> [YOUR OBJECTIVE]:
Only a number is wanted. Count the lines holding the string "this".

== DATA BLOCK ==

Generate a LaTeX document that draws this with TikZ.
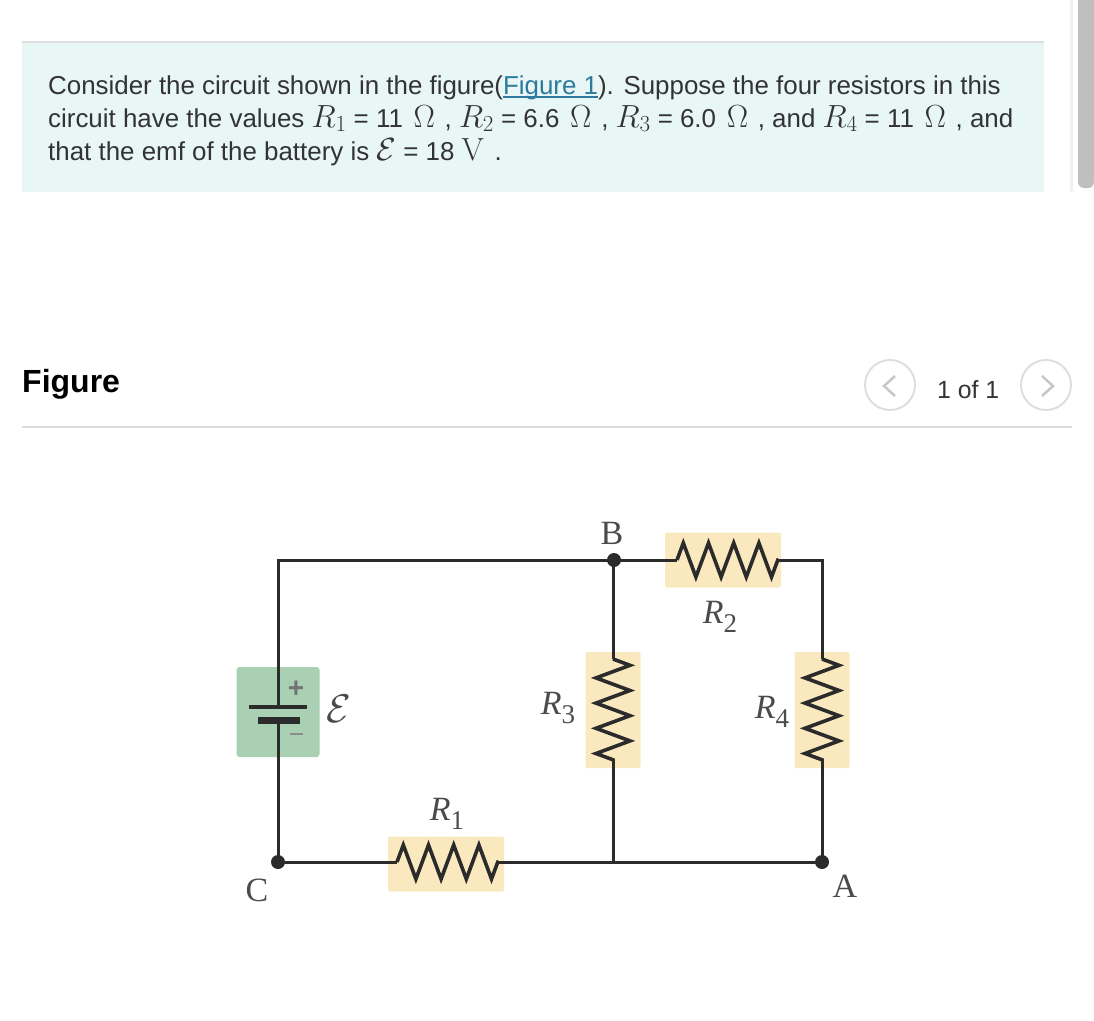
\RequirePackage{fix-cm}
\documentclass[tikz,border=0pt]{standalone}
\usepackage[no-math]{fontspec}
\setmainfont{Liberation Sans}
\newfontfamily\labelfont{Liberation Serif}
\usetikzlibrary{decorations.pathmorphing}
\DeclareMathSizes{25.9}{32}{23}{17}
\definecolor{bandfill}{HTML}{E8F6F6}
\definecolor{rulegray}{HTML}{DEDEDE}
\definecolor{bodytext}{HTML}{333333}
\definecolor{linkblue}{HTML}{2C7A9E}
\definecolor{wirecol}{HTML}{2B2B2B}
\definecolor{resfill}{HTML}{FAE8BE}
\definecolor{batfill}{HTML}{A9D0B2}
\newcommand{\rlabel}[1]{\textit{R}\raisebox{-9pt}{\fontsize{27}{28}\selectfont #1}}
\newcommand{\figlink}[1]{\textcolor{linkblue}{\setbox0\hbox{#1}\rlap{\rule[-3.5pt]{\wd0}{1.6pt}}\box0}}
\newcommand{\ohmsign}{\hspace{3.5pt}$\Omega$\hspace{9.7pt}}
\tikzset{
  txt/.style= {anchor=base west, inner sep=0, text=bodytext, font=\fontsize{25.9}{30}\selectfont},
  lbl/.style= {inner sep=0, text=wirecol!85, font=\labelfont\fontsize{34}{36}\selectfont},
  wire/.style= {draw=wirecol, line width=3pt},
  zig/.style= {wire, line width=3.6pt, decorate, decoration={zigzag, segment length=25.2pt, amplitude=17pt}},
  dot/.style= {circle, fill=wirecol, inner sep=0, minimum size=14pt},
  resh/.style= {fill=resfill, rounded corners=2pt, inner sep=0, minimum width=116pt, minimum height=55pt},
  resv/.style= {fill=resfill, rounded corners=2pt, inner sep=0, minimum width=55pt, minimum height=116pt},
  navbtn/.style= {circle, draw=rulegray, line width=2pt, inner sep=0, minimum size=50pt},
  chev/.style= {draw=black!22, line width=2.5pt},
}
\begin{document}
\begin{tikzpicture}[x=1pt, y=-1pt]
  \useasboundingbox (0,0) rectangle (1094,1020) ;
  % question band
  \fill [bandfill] (22,42) rectangle (1044,192) ;
  \draw [rulegray, line width=2pt] (22,42) -- (1044,42) ;
  \node [txt] (line1) at (48,94) {Consider the circuit shown in the figure(\figlink{Figure 1}). Suppose the four resistors in this} ;
  \node [txt] (line2) at (48,127) {circuit have the values $R_1$ = 11 \ohmsign, $R_2$ = 6.6 \ohmsign, $R_3$ = 6.0 \ohmsign, and $R_4$ = 11 \ohmsign, and} ;
  \node [txt] (line3) at (48,160) {that the emf of the battery is $\mathcal{E}$ = 18 $\mathrm{V}$\hspace{3pt} .} ;
  % scrollbar
  \fill [black!6] (1070,0) rectangle (1073,192) ;
  \fill [black!25, rounded corners=6pt] (1078,-10) rectangle (1094,188) ;
  % figure header
  \node [txt, text=black, font=\bfseries\fontsize{32}{36}\selectfont] (fighead) at (22,392) {Figure} ;
  \node [navbtn] (prev) at (890,385) {} ;
  \node [navbtn] (next) at (1046,385) {} ;
  \draw [chev] (895,376) -- (884,386) -- (895,396) ;
  \draw [chev] (1042,376) -- (1053,386) -- (1042,396) ;
  \node [txt, font=\fontsize{24.8}{30}\selectfont] (count) at (937,398) {1 of 1} ;
  \draw [rulegray, line width=2pt] (22,427) -- (1072,427) ;
  % parts behind the wires
  \node [fill=batfill, rounded corners=3pt, inner sep=0, minimum width=83pt, minimum height=90pt] (bat) at (278,712) {} ;
  \node [resh] (r1box) at (446,864) {} ;
  \node [resh] (r2box) at (723,560) {} ;
  \node [resv] (r3box) at (613,710) {} ;
  \node [resv] (r4box) at (822,710) {} ;
  % junctions
  \node [dot] (b) at (614,560) {} ;
  \node [dot] (c) at (278,862) {} ;
  \node [dot] (a) at (822,862) {} ;
  \coordinate (tl) at (278,560) ;
  \coordinate (tr) at (822,560) ;
  \coordinate (bm) at (613,862) ;
  \coordinate (r1in) at (397,862) ;
  \coordinate (r1out) at (498,862) ;
  \coordinate (r2in) at (677,560) ;
  \coordinate (r2out) at (778,560) ;
  \coordinate (r3in) at (613,659) ;
  \coordinate (r3out) at (613,760) ;
  \coordinate (r4in) at (822,659) ;
  \coordinate (r4out) at (822,760) ;
  % battery plates
  \node [fill=wirecol, inner sep=0, minimum width=58pt, minimum height=3.5pt] (platep) at (278,707) {} ;
  \node [fill=wirecol, inner sep=0, minimum width=42pt, minimum height=7pt] (platem) at (279,720) {} ;
  \draw [wire] (platep.center) -- (tl) -- (b.center) ;
  \draw [wire] (platem.center -| c) -- (c.center) ;
  \draw [wire] (c.center) -- (r1in) ;
  \draw [zig] (r1in) -- (r1out) ;
  \draw [wire] (r1out) -- (bm) -- (a.center) ;
  \draw [wire] (b.center) -- (r2in) ;
  \draw [zig] (r2in) -- (r2out) ;
  \draw [wire] (r2out) -- (tr) -- (r4in) ;
  \draw [wire] (b.center -| r3in) -- (r3in) ;
  \draw [zig] (r3in) -- (r3out) ;
  \draw [wire] (r3out) -- (bm) ;
  \draw [zig] (r4in) -- (r4out) ;
  \draw [wire] (r4out) -- (a.center) ;
  % labels
  \node [lbl] (bl) at (612,533) {B} ;
  \node [lbl] (cl) at (257,890) {C} ;
  \node [lbl] (al) at (845,886) {A} ;
  \node [lbl] (r1l) at (447,814) {\rlabel{1}} ;
  \node [lbl] (r2l) at (720,617) {\rlabel{2}} ;
  \node [lbl] (r3l) at (558,708) {\rlabel{3}} ;
  \node [lbl] (r4l) at (772,712) {\rlabel{4}} ;
  \node [lbl, font=\fontsize{40}{42}\selectfont] (el) at (339,709) {$\mathcal{E}$} ;
  \node [lbl, text=black!55, font=\bfseries\fontsize{28}{30}\selectfont] (plus) at (296,689) {+} ;
  \node [fill=black!45, inner sep=0, minimum width=13pt, minimum height=2.5pt] (minus) at (296,734) {} ;
\end{tikzpicture}
\end{document}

===

> [RESULT]:
2